Are we on the bubble?

Mike Fazzini

There comes a time towards the middle of every basketball season when college teams and their fans begin to wonder if they have what it takes to qualify for the NCAA tournament. But what is it exactly that the selection committee looks at? It’s actually quite a number of factors that are taken into account.

One of the most important factors that the committee uses is a team’s RPI, short for Rating Percentage Index. The basic formula factors in 25 percent of the team’s winning percentage, 50 percent of the opponents’ average winning percentage and 25 percent of the opponents’ opponents’ average winning percentage.

The NCAA also builds in bonuses for beating teams in the top 50 of the basic RPI and for scheduling 50 percent of their non-conference games against opponents ranked in the top 50. There are also built-in penalties that are assessed for losing to non-Division I teams, losing to teams ranked 150 or below in the basic RPI and for scheduling 50 percent of the non-conference schedule against teams ranked 150 or below. Also, there are smaller bonuses and penalties based on game locations, but these only count if teams earn a “good win” on the road or have a “bad loss” at home.Another major factor that’s taken into account is the team’s conference record. Teams in major conferences should usually have at least a .500 record in conference play; however, this isn’t set in stone. There have been teams who made the tournament with sub- .500 records.

A team’s record in the last ten games is also a factor. The selection committee wants teams who are playing their best basketball when the tournament starts, not a team that had a great record at the beginning of the year and slid through the rest of their season, as Syracuse did last year.

The committee also looks at quality wins on the road. There are no home games in the tournament, so if a team wants to qualify, it needs to prove to the committee it can win away from home. Wins on the road against non-conference opponents are more meaningful that those against conference opponents, although a win at Connecticut would still be a great boost for Villanova’s tournament resume.

Now that you know what the committee does look for, let me tell what they don’t look for.

Past tournament performance and experience have nothing at all to do with a team getting an invitation to the tournament. Each team needs to stand on its own performance each season. The committee doesn’t try to pick “big-name schools” that will boost its revenue. Every TV ad is sold long before selection Sunday and attendance has never been a problem at NCAA tournament games.

The committee does not include or eliminate a team based on the number of teams from their conference who have made the tournament. Every conference gets one automatic bid, and that’s it. Every other team must qualify at-large, while individual teams, not conferences, get tournament bids.

At this point, you are undoubtedly wondering how Villanova’s tournament resume looks this early in the season. It is extremely early to be talking about this and most of ‘Nova’s resume will be based on how the team actually performs against its schedule, but that doesn’t mean we can’t take a look.

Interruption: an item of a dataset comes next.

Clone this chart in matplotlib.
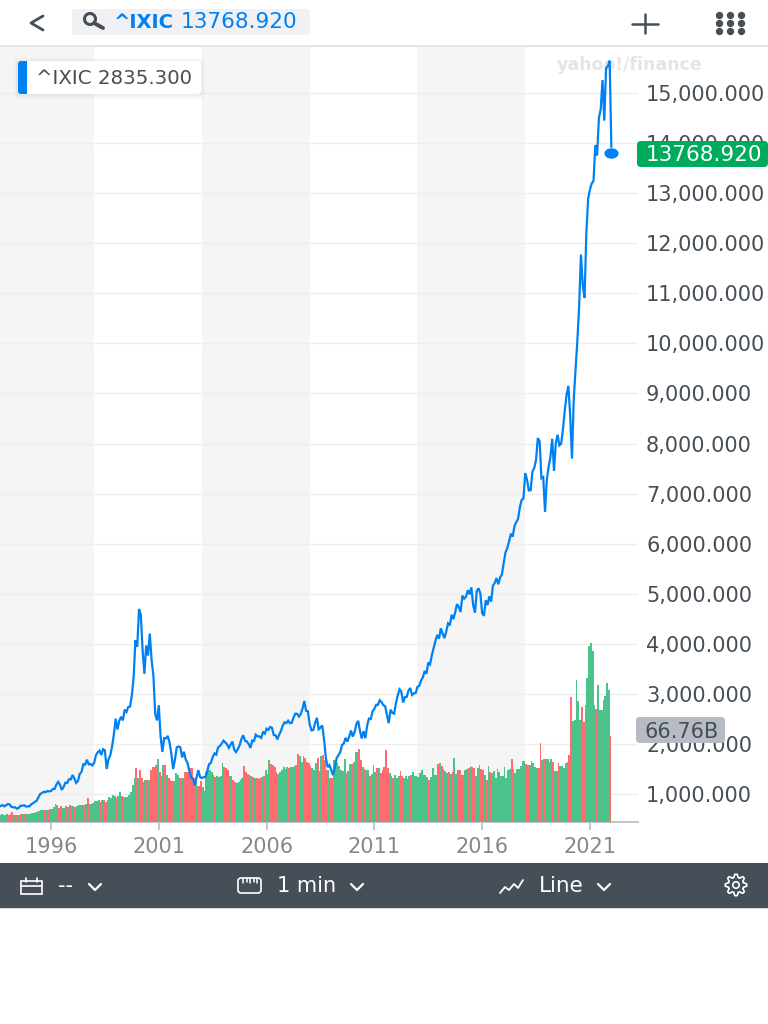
import numpy as np
import matplotlib
matplotlib.use('Agg')
import matplotlib.pyplot as plt
from matplotlib.patches import FancyBboxPatch, Rectangle, Circle, Polygon
from matplotlib.path import Path
from matplotlib.transforms import Affine2D

plt.rcParams['font.family'] = ['DejaVu Sans']

# monthly closes, Aug 1993 to Jan 2022
close = [
    742, 763, 779, 754, 777,
    800, 793, 743, 733, 735, 706, 722, 766, 764, 777, 750, 752,
    755, 793, 817, 843, 865, 933, 1001, 1020, 1044, 1036, 1059, 1052,
    1060, 1100, 1101, 1190, 1243, 1185, 1081, 1141, 1226, 1221, 1293, 1291,
    1379, 1309, 1221, 1260, 1400, 1442, 1594, 1587, 1685, 1593, 1601, 1570,
    1619, 1771, 1835, 1868, 1779, 1894, 1872, 1499, 1693, 1771, 1949, 2193,
    2505, 2288, 2461, 2542, 2470, 2686, 2638, 2739, 2746, 2966, 3336, 4069,
    3940, 4696, 4572, 3860, 3400, 3966, 3766, 4206, 3673, 3369, 2597, 2470,
    2772, 2151, 1840, 2116, 2110, 2161, 2027, 1805, 1499, 1690, 1931, 1950,
    1934, 1731, 1845, 1688, 1616, 1463, 1328, 1315, 1172, 1329, 1479, 1336,
    1321, 1337, 1341, 1464, 1596, 1623, 1735, 1810, 1787, 1932, 1960, 2003,
    2066, 2030, 1994, 1920, 1987, 2048, 1887, 1838, 1897, 1975, 2097, 2175,
    2062, 2052, 1999, 1921, 2068, 2057, 2185, 2152, 2151, 2120, 2233, 2205,
    2306, 2281, 2340, 2322, 2179, 2172, 2091, 2184, 2258, 2367, 2432, 2415,
    2464, 2416, 2422, 2525, 2605, 2603, 2546, 2596, 2702, 2859, 2661, 2652,
    2389, 2271, 2279, 2413, 2523, 2293, 2326, 2368, 2092, 1721, 1536, 1577,
    1476, 1378, 1529, 1717, 1774, 1835, 1979, 2009, 2122, 2045, 2145, 2269,
    2147, 2238, 2398, 2461, 2257, 2109, 2255, 2114, 2369, 2507, 2498, 2652,
    2700, 2782, 2781, 2873, 2835.3, 2774, 2756, 2579, 2415, 2684, 2620, 2605,
    2814, 2966, 3091, 3046, 2827, 2935, 2939, 3067, 3116, 2977, 3010, 3019,
    3142, 3160, 3267, 3329, 3456, 3403, 3626, 3589, 3771, 3920, 4060, 4176,
    4104, 4308, 4199, 4114, 4243, 4408, 4370, 4580, 4493, 4631, 4792, 4736,
    4635, 4964, 4901, 4941, 5070, 4987, 5128, 4777, 4620, 5054, 5108, 5007,
    4614, 4558, 4870, 4775, 4948, 4843, 5162, 5213, 5312, 5189, 5324, 5383,
    5615, 5825, 5912, 6048, 6199, 6140, 6348, 6429, 6496, 6728, 6874, 6903,
    7411, 7273, 7063, 7066, 7442, 7510, 7672, 8109, 8046, 7306, 7330, 6635,
    7282, 7533, 7729, 8095, 7453, 8006, 8175, 7963, 7999, 8292, 8665, 8973,
    9151, 8567, 7700, 8890, 9490, 10059, 10745, 11775, 11168, 10911, 12199, 12888,
    13070, 13192, 13247, 13962, 13749, 14504, 14673, 15259, 14449, 15498, 15538, 15645,
    13768.92,
]

# monthly volume in billions, same months
volume = [
    5.4, 5.4, 6.2, 5.4, 5.4,
    6.2, 5.4, 6.2, 7.8, 5.4, 5.4, 5.4, 5.4, 6.2, 6.2, 6.2, 6.2,
    6.2, 6.2, 7.0, 7.0, 7.8, 7.8, 8.5, 9.3, 9.3, 9.3, 9.3, 9.3,
    10.1, 10.1, 11.6, 14.0, 13.2, 10.9, 12.4, 10.9, 10.9, 12.4, 11.6, 13.2,
    12.4, 12.4, 11.6, 12.4, 13.2, 13.2, 13.2, 13.2, 14.0, 18.6, 14.0, 14.0,
    14.7, 16.3, 16.3, 17.1, 15.5, 17.1, 17.1, 15.5, 17.1, 19.4, 18.6, 21.0,
    20.2, 18.6, 20.2, 23.3, 20.2, 19.4, 19.4, 19.4, 21.0, 23.3, 28.7, 34.1,
    41.9, 34.1, 40.4, 34.1, 31.0, 32.6, 32.6, 32.6, 40.4, 42.7, 42.7, 44.2,
    48.9, 38.8, 35.7, 44.2, 44.2, 36.5, 34.1, 32.6, 31.8, 31.8, 38.0, 36.5,
    34.1, 34.1, 34.1, 38.8, 38.8, 38.8, 41.9, 41.9, 34.1, 31.0, 27.9, 27.9,
    31.8, 27.2, 24.1, 38.8, 41.9, 40.4, 38.8, 36.5, 34.9, 35.7, 34.9, 35.7,
    45.8, 42.7, 41.9, 40.4, 35.7, 35.7, 32.6, 31.0, 30.3, 31.0, 32.6, 34.1,
    43.5, 38.8, 37.2, 36.5, 35.7, 34.9, 34.1, 34.1, 33.4, 34.1, 34.9, 35.7,
    40.4, 37.2, 48.1, 45.0, 44.2, 42.7, 38.8, 37.2, 38.8, 40.4, 42.7, 41.1,
    42.7, 41.9, 42.7, 42.7, 43.5, 44.2, 52.8, 51.2, 46.6, 51.2, 49.7, 46.6,
    45.8, 43.5, 41.9, 40.4, 45.8, 49.7, 39.6, 51.2, 52.0, 48.1, 40.4, 40.4,
    34.1, 34.1, 48.1, 46.6, 45.8, 43.5, 40.4, 39.6, 48.9, 38.0, 39.6, 45.0,
    45.0, 46.6, 54.3, 54.3, 56.6, 48.1, 42.7, 41.1, 40.4, 40.4, 35.7, 37.2,
    44.2, 38.8, 41.9, 41.9, 38.0, 40.4, 42.7, 55.9, 41.9, 38.0, 35.7, 34.1,
    36.5, 34.1, 35.7, 39.6, 35.7, 34.1, 35.7, 33.4, 35.7, 36.5, 38.8, 35.7,
    35.7, 34.9, 38.0, 40.4, 36.5, 36.5, 34.9, 32.6, 34.9, 41.9, 36.5, 36.5,
    45.0, 45.8, 43.5, 41.1, 39.6, 38.0, 38.8, 37.2, 38.8, 49.7, 37.2, 40.4,
    40.4, 36.5, 36.5, 40.4, 41.1, 41.9, 43.5, 42.7, 41.9, 35.7, 41.9, 44.2,
    41.1, 40.4, 36.5, 32.6, 43.5, 38.8, 38.0, 39.6, 34.1, 41.1, 38.8, 35.7,
    35.7, 42.7, 34.1, 40.4, 41.1, 48.9, 41.1, 38.0, 41.1, 41.1, 43.5, 47.3,
    47.3, 45.0, 44.2, 44.2, 47.3, 45.8, 42.7, 41.9, 41.9, 61.3, 48.1, 48.9,
    48.9, 48.9, 46.6, 48.9, 46.6, 39.6, 39.6, 45.8, 43.5, 43.5, 41.9, 45.8,
    46.6, 52.0, 97.0, 78.4, 79.2, 110.2, 93.9, 79.2, 89.2, 77.6, 90.8, 111.7,
    136.6, 138.9, 132.7, 90.8, 87.7, 106.3, 86.9, 86.9, 94.7, 97.8, 107.9, 102.4,
    66.76,
]

year_ticks = [1996, 2001, 2006, 2011, 2016, 2021]
price_ticks = [1000, 2000, 3000, 4000, 5000, 6000, 7000, 8000, 9000, 10000,
               11000, 12000, 13000, 14000, 15000]
shaded_years = [(1993, 1998), (2003, 2008), (2013, 2018)]

BLUE = '#0081f2'
GREEN = '#4cc38a'
RED = '#ff6b6f'
DARK = '#464e56'
BAR = '#464e57'

t = 1993 + 7 / 12 + np.arange(len(close)) / 12
close = np.array(close, dtype=float)
volume = np.array(volume)
bar_colors = [GREEN] + [RED if c < p else GREEN for c, p in zip(close[1:], close[:-1])]

fig = plt.figure(figsize=(7.68, 10.24), dpi=100)
rect = [0, (1024 - 822) / 1024, 638 / 768, (822 - 47) / 1024]

# bottom layer: bands, grid, ticks
ax = fig.add_axes(rect)
xlim = (1993.634, 2023.23)
ylim = (441, 15919)
ax.set_xlim(xlim)
ax.set_ylim(ylim)
for a, b in shaded_years:
    ax.axvspan(a, b, color='#f5f5f5', lw=0, zorder=0)
ax.grid(axis='y', color='#eeeeee', lw=1)
ax.set_axisbelow(True)
for s in ['top', 'left', 'right']:
    ax.spines[s].set_visible(False)
ax.spines['bottom'].set_color('#c2c4c8')
ax.spines['bottom'].set_linewidth(1.4)
ax.set_xticks(year_ticks)
ax.set_xticklabels([str(y) for y in year_ticks], fontsize=15, color='#85888d')
ax.tick_params(axis='x', length=5.5, width=1.4, color='#c2c4c8', pad=5)
ax.yaxis.tick_right()
ax.set_yticks(price_ticks)
ax.set_yticklabels([f'{p:,.3f}' for p in price_ticks], fontsize=15, color=DARK)
ax.tick_params(axis='y', length=0, pad=5.8)
ax.text(1996 + (629.5 - 51) / 21.56, 15560, 'yahoo!/finance', fontsize=12.5, fontweight='bold',
        color='#e3e5ec', ha='center', va='center', zorder=1)

# volume bars, hidden scale
ax_vol = fig.add_axes(rect, sharex=ax)
ax_vol.patch.set_visible(False)
ax_vol.axis('off')
ax_vol.bar(t, volume, width=-1 / 12, align='edge', color=bar_colors, lw=0)
ax_vol.set_ylim(0, 601.6)
ax_vol.set_xlim(xlim)

# price line on top
ax_line = fig.add_axes(rect, sharex=ax)
ax_line.patch.set_visible(False)
ax_line.axis('off')
ax_line.plot(t, close, color=BLUE, lw=1.6, solid_joinstyle='miter')
ell = Path.unit_circle().transformed(Affine2D().scale(1.35, 1))
ax_line.plot(t[-1], close[-1] + 30, marker=ell, ms=10.8, color=BLUE, mec='white', mew=0.5, clip_on=False)
ax_line.set_ylim(ylim)
ax_line.set_xlim(xlim)

# app chrome in pixel coordinates
ui = fig.add_axes([0, 0, 1, 1], zorder=5)
ui.set_xlim(0, 768)
ui.set_ylim(1024, 0)
ui.axis('off')


def rbox(x0, y0, x1, y1, color, r=4, z=2, alpha=1):
    ui.add_patch(FancyBboxPatch((x0 + r, y0 + r), x1 - x0 - 2 * r, y1 - y0 - 2 * r,
                                boxstyle=f'round,pad={r},rounding_size={r}',
                                fc=color, ec='none', zorder=z, alpha=alpha))


def stroke(xs, ys, color=DARK, lw=1.5):
    ui.plot(xs, ys, color=color, lw=lw, solid_capstyle='round', solid_joinstyle='round', zorder=6)


# header
ui.add_patch(Rectangle((0, 0), 768, 45, fc='white', ec='none', zorder=1))
ui.add_patch(Rectangle((0, 45), 768, 2, fc='#e6e6ea', ec='none', zorder=1))
stroke([43, 31, 43], [16, 23, 30], lw=2)
rbox(72, 9, 310, 35, '#f0f0f5')
ui.add_patch(Circle((90, 19), 5.5, fc='none', ec=DARK, lw=2.2, zorder=6))
stroke([94, 103], [23, 28], lw=2.8)
ui.text(113, 22, '^IXIC', fontsize=14, fontweight='bold', color=BLUE, va='center', zorder=6)
ui.text(181, 22, '13768.920', fontsize=15.6, color=BLUE, va='center', zorder=6)
stroke([632, 658], [24, 24], lw=1.8)
stroke([645, 645], [14, 33], lw=1.8)
for dy in [15, 23, 31]:
    ui.scatter([719, 730, 741], [dy] * 3, s=28, color=DARK, lw=0, zorder=6)

# hover legend
for pad, a in [(4, 0.025), (2, 0.035)]:
    rbox(18 - pad, 61 - pad + 1, 201 + pad, 94 + pad + 1, '#000000', r=5, alpha=a)
rbox(18, 61, 201, 94, 'white')
rbox(18, 61, 30, 94, BLUE, r=3, z=3)
ui.add_patch(Rectangle((27, 61), 4, 33, fc='white', ec='none', zorder=3))
ui.text(36, 78, '^IXIC 2835.300', fontsize=14.2, color=DARK, va='center', zorder=6)

# value tags
rbox(637, 141, 768, 167, '#00ab5e')
ui.text(646, 155, f'{close[-1]:.3f}', fontsize=15.5, color='white', va='center', zorder=6)
rbox(636, 717, 725, 743, '#b6bbc5')
ui.text(645, 732, f'{volume[-1]:.2f}B', fontsize=15, color=DARK, va='center', zorder=6)

# bottom toolbar
ui.add_patch(Rectangle((0, 863), 768, 45, fc=BAR, ec='none', zorder=1))
ui.add_patch(Rectangle((0, 908), 768, 1, fc='#d8dade', ec='none', zorder=1))
ui.add_patch(Rectangle((21, 881), 21, 13, fc='none', ec='white', lw=1.2, zorder=6))
stroke([21, 42], [885.5, 885.5], 'white', 1.2)
stroke([26, 26], [878, 882], 'white', 1.2)
stroke([37, 37], [878, 882], 'white', 1.2)
ui.text(58, 886, '--', fontsize=15, color='white', va='center', zorder=6)
stroke([89, 95, 101], [884, 890, 884], 'white', 1.6)
ui.add_patch(FancyBboxPatch((240, 880), 19, 11, boxstyle='round,pad=2,rounding_size=3',
                            fc='none', ec='white', lw=1.2, zorder=6))
for rx, rl in [(243, 5), (247, 3.5), (250, 5), (254, 3.5), (257, 5)]:
    stroke([rx, rx], [878, 878 + rl], 'white', 1.1)
ui.text(277, 886, '1 min', fontsize=15, color='white', va='center', zorder=6)
stroke([351, 357, 363], [884, 890, 884], 'white', 1.6)
stroke([500, 505, 509, 514, 518, 523], [893, 887, 890, 884, 888, 880], 'white', 1.3)
ui.text(539, 886, 'Line', fontsize=15.5, color='white', va='center', zorder=6)
stroke([598, 604, 610], [884, 890, 884], 'white', 1.6)

ang = np.linspace(0, 2 * np.pi, 65)[:-1]
rad = 9.2 + 1.5 * np.clip(2.2 * np.cos(8 * ang), -1, 1)
ui.add_patch(Polygon(np.c_[736 + rad * np.cos(ang), 885 + rad * np.sin(ang)], closed=True,
                     fc='none', ec='white', lw=1.2, zorder=6))
ui.add_patch(Circle((736, 885), 3.2, fc='none', ec='white', lw=1.2, zorder=6))

fig.savefig('out.png', dpi=100)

Villanova has a particularly tough schedule this year. The Big East is as strong as it’s ever been and Villanova will be competing in the Big Five again this year. The Big Five provides Villanova with games that have a tournament atmosphere due to the intense rivalries in the city series. This is a major plus on the resume. Villanova also is playing a very strong Marquette team at Madison Square Garden (a neutral site which counts almost the same as an away game), a potential second round match-up with 10th-ranked Michigan State in the Great Alaska Shootout (another neutral site), and away games scheduled against Daytona and Memphis.

So far, Villanova looks to be in excellent shape. They have quite a number of games scheduled against tough out-of-conference opponents and a very tough conference schedule that should add up to one of the strongest Strength of Schedule rankings, which is built into the RPI formula.

Now all the ‘Cats have to do is win.